Crossboundaries imagines a more responsive, changeable home – one that taps into future technologies to allow the residents to infinitely shape their space. Infinite Living is a full-scale housing prototype – an experimental, adaptive living environment and the culmination of a years-long collaboration with HOUSE VISION, the Pan-Asian platform of multidisciplinary research and development initiated and curated by designer KENYA HARA in Japan since 2013. Sponsored by TCL, Infinite Living uses the television as a window to explore new interactions in virtuality.

As a visual portal, television can transcend the monitor, create infinitely many spaces within and beyond itself, respond to everyday needs, and break through the increasingly blurred line between the virtual and the actual. Like a kaleidoscope, the pavilion envisions the television not as a singular gathering point, but as something that can put the human at the center of the home. Each television can become an interface, expanding all the functions of the modern mobile device and integrating them with the spatial dimension of everyday life.

The flexible architecture of Infinite Living contrasts the once-rigid dividing lines of the contemporary house, identifying key activities of the family (sleeping, cooking and eating, grooming, working and learning, relaxing, exercising, celebrating) and concentrating them into zones: recharge, refill, refresh, update, standby, energize and entertain. Interior partitions slide to modulate the house’s volume and merge its activities with infinitely many combinations. The pavilion extrapolates the planar nature of the televisions and imagines a future in which every surface of the house, horizontal and vertical, can be customized - both digitally along its surface and spatially within the house’s volume.

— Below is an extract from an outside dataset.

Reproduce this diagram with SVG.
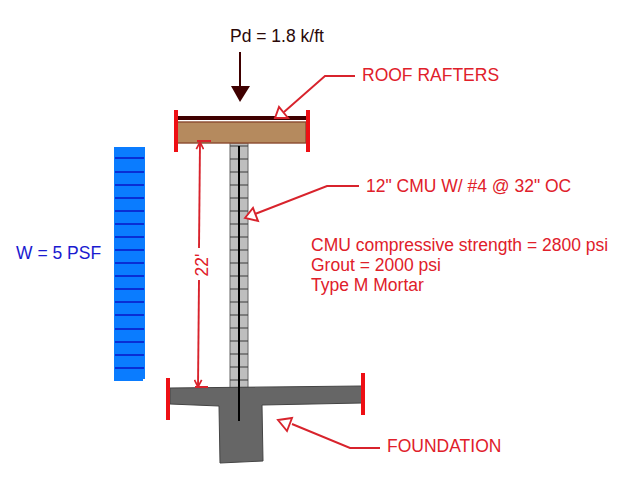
<svg xmlns="http://www.w3.org/2000/svg" width="622" height="492" viewBox="0 0 622 492">
<style>
text{font-family:"Liberation Sans",Arial,sans-serif;font-size:17.5px}
.r{fill:#e0202a}
.l{fill:none;stroke:#d8232c;stroke-width:1.9}
.h{fill:#fff;stroke:#d8232c;stroke-width:1.9}
.b{fill:#ee0f14}
.g{stroke:#3a3a3a;stroke-width:1.2}
.w{stroke:#0a14c8;stroke-width:1.5}
</style>
<defs>
<marker id="op" viewBox="0 0 10 10" refX="9" refY="5" markerWidth="9" markerHeight="9" orient="auto-start-reverse" markerUnits="userSpaceOnUse"><path d="M1 1L9 5L1 9" fill="none" stroke="#d8232c" stroke-width="1.9"/></marker>
</defs>
<rect width="622" height="492" fill="#fff"/>
<g id="wind-load">
<path d="M114 147H145V379H143V381H114Z" fill="#0a7cff"/>
<path class="w" d="M115 158H144M115 172H144M115 185H144M115 198H144M115 211H144M115 224H144M115 237H144M115 250H144M115 263H144M115 276H144M115 289H144M115 302H144M115 315H144M115 329H144M115 342H144M115 355H144M115 368H144"/>
<text x="16" y="259" fill="#1a1ad0">W = 5 PSF</text>
</g>
<g id="cmu-wall">
<rect x="230" y="143" width="18" height="245" fill="#bebebe" stroke="#666"/>
<path class="g" d="M230 146H248M230 159H248M230 172H248M230 185H248M230 198H248M230 211H248M230 224H248M230 237H248M230 250H248M230 263H248M230 276H248M230 289H248M230 302H248M230 315H248M230 328H248M230 341H248M230 354H248M230 367H248M230 380H248"/>
</g>
<g id="foundation">
<path d="M170 388L362 386V403L262 405L263 461L220 463L219 406L170 404Z" fill="#666" stroke="#444"/>
<rect x="166" y="378" width="4" height="42" class="b"/>
<rect x="361" y="373" width="4" height="42" class="b"/>
</g>
<g id="rebar"><path d="M239 146V421" stroke="#000" stroke-width="2" fill="none"/></g>
<g id="roof">
<rect x="177" y="122" width="129" height="21" fill="#b58a5e" stroke="#8a4a30" stroke-width="1.4"/>
<rect x="177" y="116" width="129" height="4" fill="#3f0000"/>
<rect x="174" y="110" width="4" height="42" class="b"/>
<rect x="306" y="110" width="4" height="42" class="b"/>
</g>
<g id="load">
<path d="M240 52V87" stroke="#3f0000" stroke-width="2" fill="none"/>
<path d="M231 86H250L240 102Z" fill="#3f0000"/>
<text x="230" y="42" fill="#2a0808">Pd = 1.8 k/ft</text>
</g>
<g id="connectors">
<path class="l" d="M355 76H325L284 112"/>
<path class="h" d="M275 118L279 107L288 118Z"/>
<path class="l" d="M359 186H327L255 214"/>
<path class="h" d="M245 218L253 208L258 221Z"/>
<path class="l" d="M380 448H350L292 424"/>
<path class="h" d="M278 420L292 418L287 431Z"/>
<path class="l" d="M199 248L200 142" marker-end="url(#op)"/>
<path class="l" d="M199 280L198 387" marker-end="url(#op)"/>
<path class="l" d="M195 387H208M197 141H211"/>
</g>
<g id="labels">
<text x="362" y="81" class="r">ROOF RAFTERS</text>
<text x="366" y="192" class="r">12" CMU W/ #4 @ 32" OC</text>
<text x="311" y="251" class="r">CMU compressive strength = 2800 psi</text>
<text x="311" y="271" class="r">Grout = 2000 psi</text>
<text x="311" y="291" class="r">Type M Mortar</text>
<text x="387" y="452" class="r">FOUNDATION</text>
<text transform="translate(207.5 265) rotate(-90)" text-anchor="middle" class="r">22'</text>
</g>
</svg>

New technologies are disrupting traditional business models and in turn, many building typologies are becoming obsolete. A plug-in living system enables poorly filled office buildings and other misused urban spaces to become fully livable, comfortable homes. Further, with the increased flexibility in one’s own apartment comes more efficiency and greater comfort even in a reduced amount of area. Already, the developing appreciation of shared working, cooking, and social spaces is indicative of a larger shift in mindset across the urban sphere. Architecture can tap into this rise of the sharing economy, and employ emerging technologies to free itself of obsolescence – continually adapting spaces for uses new and old.